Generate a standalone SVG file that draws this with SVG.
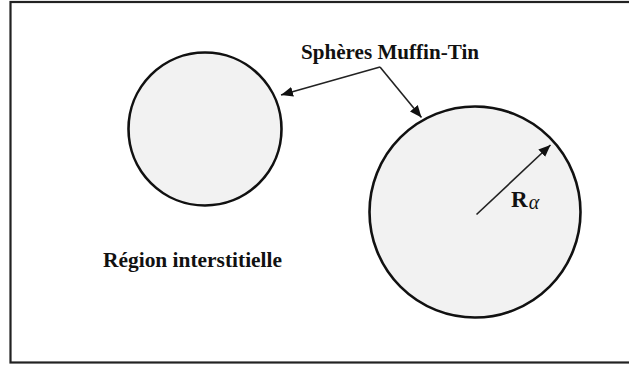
<svg xmlns="http://www.w3.org/2000/svg" width="629" height="365" viewBox="0 0 629 365">
<defs>
<style>
.sphere{fill:#f2f2f2;stroke:#111;stroke-width:2.6}
.conn{stroke:#222;stroke-width:1.6;fill:none}
.lbl{font-family:"Liberation Serif","Times New Roman",serif;font-weight:bold;font-size:21.5px;fill:#111}
</style>
<marker id="ah" viewBox="0 0 12 10" refX="12" refY="5" markerWidth="12" markerHeight="10" markerUnits="userSpaceOnUse" orient="auto">
<path d="M0,0 L12,5 L0,10 Z" fill="#111"/>
</marker>
</defs>
<rect x="0" y="0" width="629" height="365" fill="#fff"/>
<rect id="frame" x="10.5" y="2" width="640" height="360.5" fill="none" stroke="#222" stroke-width="2.2"/>
<g id="sphere1"><circle class="sphere" cx="205" cy="129" r="76.5"/></g>
<g id="sphere2"><circle class="sphere" cx="475" cy="212" r="105.5"/></g>
<g id="connectors">
<line class="conn" x1="380" y1="67" x2="281" y2="95" marker-end="url(#ah)"/>
<line class="conn" x1="380" y1="67" x2="421.5" y2="117.5" marker-end="url(#ah)"/>
<line class="conn" x1="476.5" y1="214.5" x2="550.5" y2="145" marker-end="url(#ah)"/>
</g>
<g id="label-spheres"><text class="lbl" x="301" y="58.5" textLength="178" lengthAdjust="spacingAndGlyphs">Sphères Muffin-Tin</text></g>
<g id="label-region"><text class="lbl" x="103" y="266.5" textLength="179" lengthAdjust="spacingAndGlyphs">Région interstitielle</text></g>
<g id="label-radius"><text class="lbl" x="511" y="206.5" style="font-size:23px">R<tspan style="font-style:italic;font-weight:normal;font-size:20px" dx="1" dy="2.5">α</tspan></text></g>
</svg>
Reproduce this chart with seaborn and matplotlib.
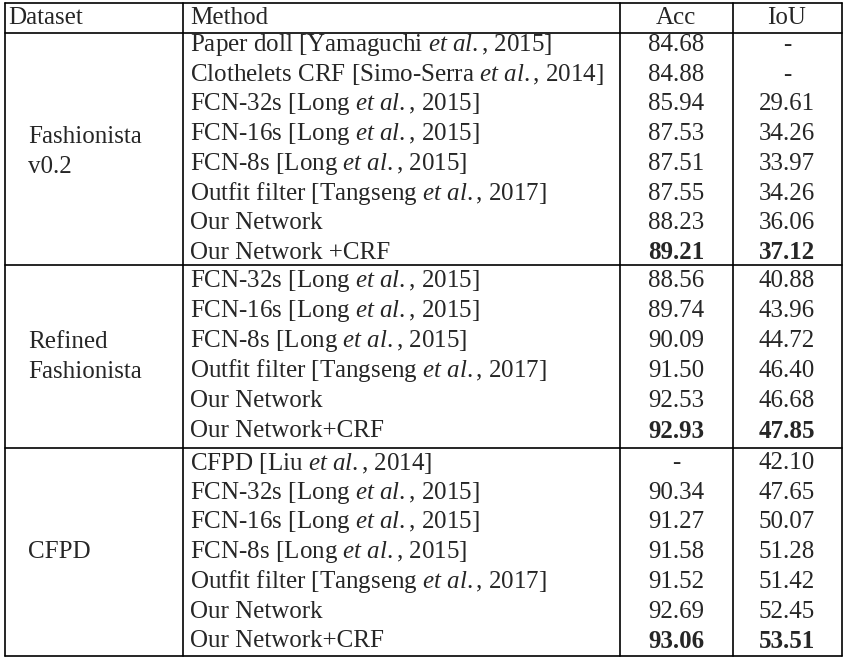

Aim of the task: Retype each record exactly as it stands, but do not include the pictures.

In response:
Generate a standalone SVG file that draws this with SVG.
<svg xmlns="http://www.w3.org/2000/svg" width="629" height="365" viewBox="0 0 629 365">
<defs>
<style>
.sphere{fill:#f2f2f2;stroke:#111;stroke-width:2.6}
.conn{stroke:#222;stroke-width:1.6;fill:none}
.lbl{font-family:"Liberation Serif","Times New Roman",serif;font-weight:bold;font-size:21.5px;fill:#111}
</style>
<marker id="ah" viewBox="0 0 12 10" refX="12" refY="5" markerWidth="12" markerHeight="10" markerUnits="userSpaceOnUse" orient="auto">
<path d="M0,0 L12,5 L0,10 Z" fill="#111"/>
</marker>
</defs>
<rect x="0" y="0" width="629" height="365" fill="#fff"/>
<rect id="frame" x="10.5" y="2" width="640" height="360.5" fill="none" stroke="#222" stroke-width="2.2"/>
<g id="sphere1"><circle class="sphere" cx="205" cy="129" r="76.5"/></g>
<g id="sphere2"><circle class="sphere" cx="475" cy="212" r="105.5"/></g>
<g id="connectors">
<line class="conn" x1="380" y1="67" x2="281" y2="95" marker-end="url(#ah)"/>
<line class="conn" x1="380" y1="67" x2="421.5" y2="117.5" marker-end="url(#ah)"/>
<line class="conn" x1="476.5" y1="214.5" x2="550.5" y2="145" marker-end="url(#ah)"/>
</g>
<g id="label-spheres"><text class="lbl" x="301" y="58.5" textLength="178" lengthAdjust="spacingAndGlyphs">Sphères Muffin-Tin</text></g>
<g id="label-region"><text class="lbl" x="103" y="266.5" textLength="179" lengthAdjust="spacingAndGlyphs">Région interstitielle</text></g>
<g id="label-radius"><text class="lbl" x="511" y="206.5" style="font-size:23px">R<tspan style="font-style:italic;font-weight:normal;font-size:20px" dx="1" dy="2.5">α</tspan></text></g>
</svg>
Reproduce this chart with seaborn and matplotlib.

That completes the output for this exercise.